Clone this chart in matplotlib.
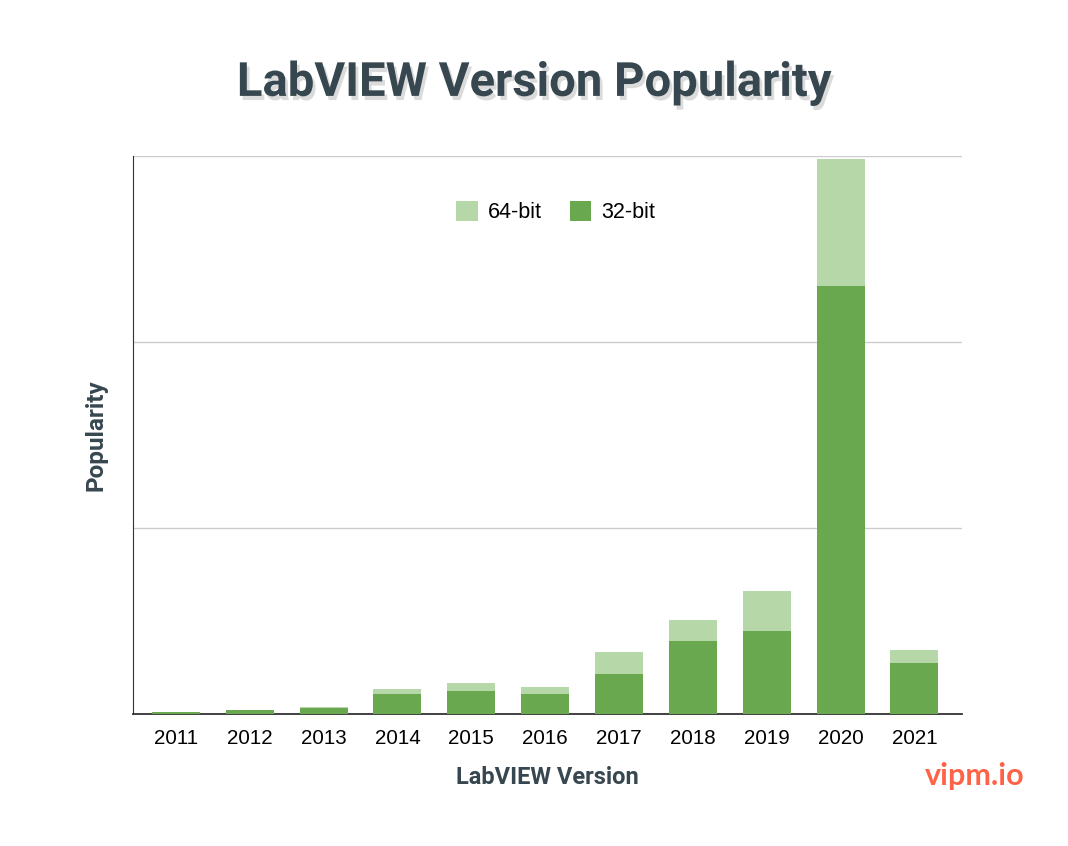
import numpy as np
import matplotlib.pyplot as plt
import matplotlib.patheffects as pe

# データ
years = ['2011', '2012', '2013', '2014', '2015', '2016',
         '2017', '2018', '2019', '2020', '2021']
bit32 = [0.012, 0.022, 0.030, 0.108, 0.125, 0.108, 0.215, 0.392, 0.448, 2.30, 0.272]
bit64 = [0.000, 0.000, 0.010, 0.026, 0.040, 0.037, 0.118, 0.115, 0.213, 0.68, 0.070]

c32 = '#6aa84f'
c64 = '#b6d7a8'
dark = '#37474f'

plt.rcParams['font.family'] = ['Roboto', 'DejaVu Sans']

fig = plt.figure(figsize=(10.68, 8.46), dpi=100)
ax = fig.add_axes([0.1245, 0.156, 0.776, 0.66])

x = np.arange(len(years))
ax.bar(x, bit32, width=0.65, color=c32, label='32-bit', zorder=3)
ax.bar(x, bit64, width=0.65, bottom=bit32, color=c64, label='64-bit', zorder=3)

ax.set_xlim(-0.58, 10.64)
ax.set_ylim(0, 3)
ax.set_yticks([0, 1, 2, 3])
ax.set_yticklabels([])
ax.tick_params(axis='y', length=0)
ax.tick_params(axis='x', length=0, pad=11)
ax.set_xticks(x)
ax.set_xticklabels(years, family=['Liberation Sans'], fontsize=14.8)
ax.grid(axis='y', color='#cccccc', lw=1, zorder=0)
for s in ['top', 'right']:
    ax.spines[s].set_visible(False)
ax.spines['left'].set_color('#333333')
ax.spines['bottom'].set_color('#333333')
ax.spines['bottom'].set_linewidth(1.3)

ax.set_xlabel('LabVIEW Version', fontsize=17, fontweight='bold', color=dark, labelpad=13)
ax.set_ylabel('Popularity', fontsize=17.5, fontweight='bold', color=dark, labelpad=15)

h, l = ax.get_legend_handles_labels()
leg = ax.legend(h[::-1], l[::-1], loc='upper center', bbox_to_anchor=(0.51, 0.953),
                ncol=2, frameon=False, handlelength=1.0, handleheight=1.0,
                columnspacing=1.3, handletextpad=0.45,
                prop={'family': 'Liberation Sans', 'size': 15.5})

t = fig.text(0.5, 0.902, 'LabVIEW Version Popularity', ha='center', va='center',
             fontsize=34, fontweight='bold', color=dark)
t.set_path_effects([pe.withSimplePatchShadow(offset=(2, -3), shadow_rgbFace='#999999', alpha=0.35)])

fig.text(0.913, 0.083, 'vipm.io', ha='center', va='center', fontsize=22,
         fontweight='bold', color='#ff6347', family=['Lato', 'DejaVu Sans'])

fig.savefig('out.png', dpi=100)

******************************

▶ **Set task**
Copy all the data exactly as written, but skip any picture.

▶ **Solution to this exercise**
Clone this chart in matplotlib.
import numpy as np
import matplotlib.pyplot as plt
import matplotlib.patheffects as pe

# データ
years = ['2011', '2012', '2013', '2014', '2015', '2016',
         '2017', '2018', '2019', '2020', '2021']
bit32 = [0.012, 0.022, 0.030, 0.108, 0.125, 0.108, 0.215, 0.392, 0.448, 2.30, 0.272]
bit64 = [0.000, 0.000, 0.010, 0.026, 0.040, 0.037, 0.118, 0.115, 0.213, 0.68, 0.070]

c32 = '#6aa84f'
c64 = '#b6d7a8'
dark = '#37474f'

plt.rcParams['font.family'] = ['Roboto', 'DejaVu Sans']

fig = plt.figure(figsize=(10.68, 8.46), dpi=100)
ax = fig.add_axes([0.1245, 0.156, 0.776, 0.66])

x = np.arange(len(years))
ax.bar(x, bit32, width=0.65, color=c32, label='32-bit', zorder=3)
ax.bar(x, bit64, width=0.65, bottom=bit32, color=c64, label='64-bit', zorder=3)

ax.set_xlim(-0.58, 10.64)
ax.set_ylim(0, 3)
ax.set_yticks([0, 1, 2, 3])
ax.set_yticklabels([])
ax.tick_params(axis='y', length=0)
ax.tick_params(axis='x', length=0, pad=11)
ax.set_xticks(x)
ax.set_xticklabels(years, family=['Liberation Sans'], fontsize=14.8)
ax.grid(axis='y', color='#cccccc', lw=1, zorder=0)
for s in ['top', 'right']:
    ax.spines[s].set_visible(False)
ax.spines['left'].set_color('#333333')
ax.spines['bottom'].set_color('#333333')
ax.spines['bottom'].set_linewidth(1.3)

ax.set_xlabel('LabVIEW Version', fontsize=17, fontweight='bold', color=dark, labelpad=13)
ax.set_ylabel('Popularity', fontsize=17.5, fontweight='bold', color=dark, labelpad=15)

h, l = ax.get_legend_handles_labels()
leg = ax.legend(h[::-1], l[::-1], loc='upper center', bbox_to_anchor=(0.51, 0.953),
                ncol=2, frameon=False, handlelength=1.0, handleheight=1.0,
                columnspacing=1.3, handletextpad=0.45,
                prop={'family': 'Liberation Sans', 'size': 15.5})

t = fig.text(0.5, 0.902, 'LabVIEW Version Popularity', ha='center', va='center',
             fontsize=34, fontweight='bold', color=dark)
t.set_path_effects([pe.withSimplePatchShadow(offset=(2, -3), shadow_rgbFace='#999999', alpha=0.35)])

fig.text(0.913, 0.083, 'vipm.io', ha='center', va='center', fontsize=22,
         fontweight='bold', color='#ff6347', family=['Lato', 'DejaVu Sans'])

fig.savefig('out.png', dpi=100)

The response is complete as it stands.